Stichting Waterschapserfgoed

Windmotor Kleiterp

Hegedyk (zuidoost)
Boazum
Het waterschap De Oosterwierumer Oudvaart (ca. 3400 ha) werd opgericht in 1918. Hij ging ertoe over het waterschapsgebied te verdelen in vijf bemalingskringen. Er werden vijf windmotoren gebouwd om deze gebieden te bemalen. Zij vervingen in totaal 58 traditionele windwatermolens. De naar Amerikaans model ontstane windmolen van het type Herkules Metallicus Windturbine is in Duitsland gefabriceerd door de Vereinigte Windturbine Werke AG te Dresden.
De molen, gebouwd in 1920, werd geïmporteerd door de Rotterdamse handelsmaatschappij R.S. Stokvis & Zonen Ltd. De molen heeft een belangrijke ensemblewaarde samen met de nog bestaande windmotoren van Mantgum en Weidum, die ook gebouwd zijn om De Oosterwierumer Oudvaart te bemalen.
De 10 meter hoge toren staat in een uit beton opgetrokken fundering. Op de fundering is een betonnen onderbouw aangebracht voorzien van een betonnen dak. De onderbouw is voorzien van zes vaste gietijzeren zesruitsramen en twee later aangebrachte betonnen ramen. Aan één zijde zit een houten deurkozijn waarvan de bovendorpel is voorzien van onder 45 graden afgeschuinde hoeken. Het boven de dorpel aangebrachte lood is voorzien van een geschulpte rand. In het kozijn is een houten toegangsdeur voorzien van een geprofileerde sierlijst aangebracht. Naast de deur vlak boven het maaiveld zit een koperen plaatje met hierop de volgende tekst: 'Boltje en Buwalda Betonbouw Heerenveen'.

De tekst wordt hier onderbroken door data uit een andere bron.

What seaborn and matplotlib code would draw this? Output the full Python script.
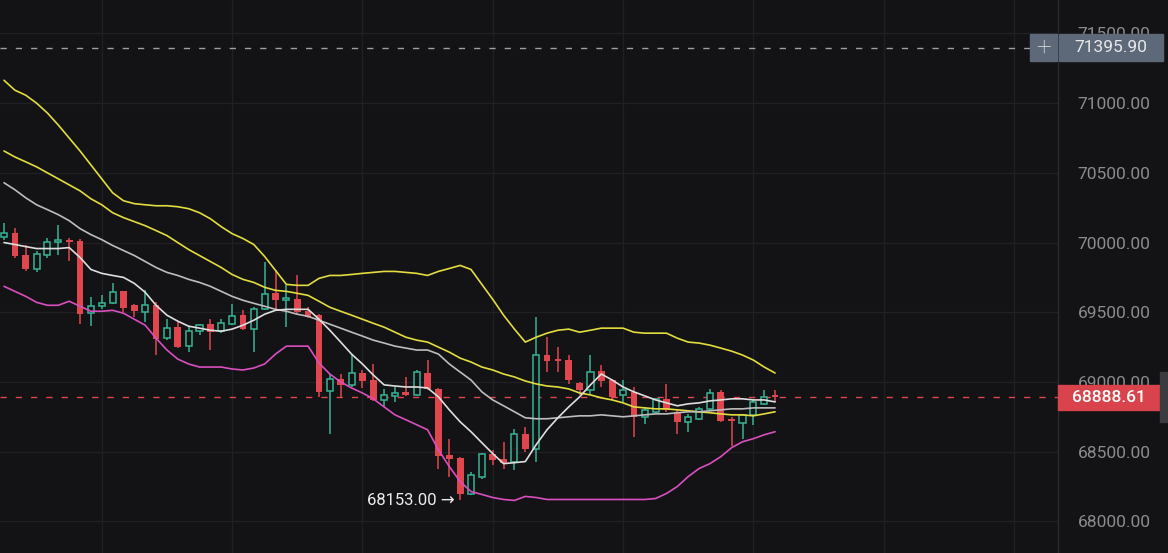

De voorwaterloop is voorzien van een stalen krooshek en een dubbele schotbalksponning. De stalen vijzel is gelegen in een betonnen vijzelbak met houten deksels. Voor de molen zit een betonnen verdeelbak met stalen inlaatschuiven voor de diverse polderpeilen en het inlaten van boezemwater. De molen is hiermee in staat diverse bemalingsgebieden met een ander polderpeil te bemalen. De betonnen achterwaterloop is voorzien van een houten wachtdeur.
De molen maalt uit op de Zwette (Friese boezem). De stalen toren heeft een ladder en een vrij laag gelegen stelling. De stelling bestaat uit stalen liggers, een houten dek en een stalen hekwerk. Aan de bovenzijde van de toren is een op kogellagers draaiend gietstalen motorlichaam aangebracht. Het dertig gegalvaniseerde stalen bladen tellende windrad heeft een diameter van 11 meter. Het rad bestaat uit tien straalarmen waartussen segmenten, met ieder drie bladen verbonden door drie ringen, zijn aangebracht. De molen is voorzien van twee vanen: een hoofdvaan en een zijvaan. De eerste dient voor de zelfregeling naar de windrichting, de tweede voor zelfregeling naar windsterkte. De molen is voorzien van een gietstalen gaande werk en stalen spillen.

In de jaren '50 werd een zgn. gecombineerde bemaling aangebracht. D.w.z. de vijzel kan zowel op windkracht (hoofdbemaling) als door een elektromotor (hulpbemaling) worden aangedreven. In 2009 is de windmotor gerestaureerd.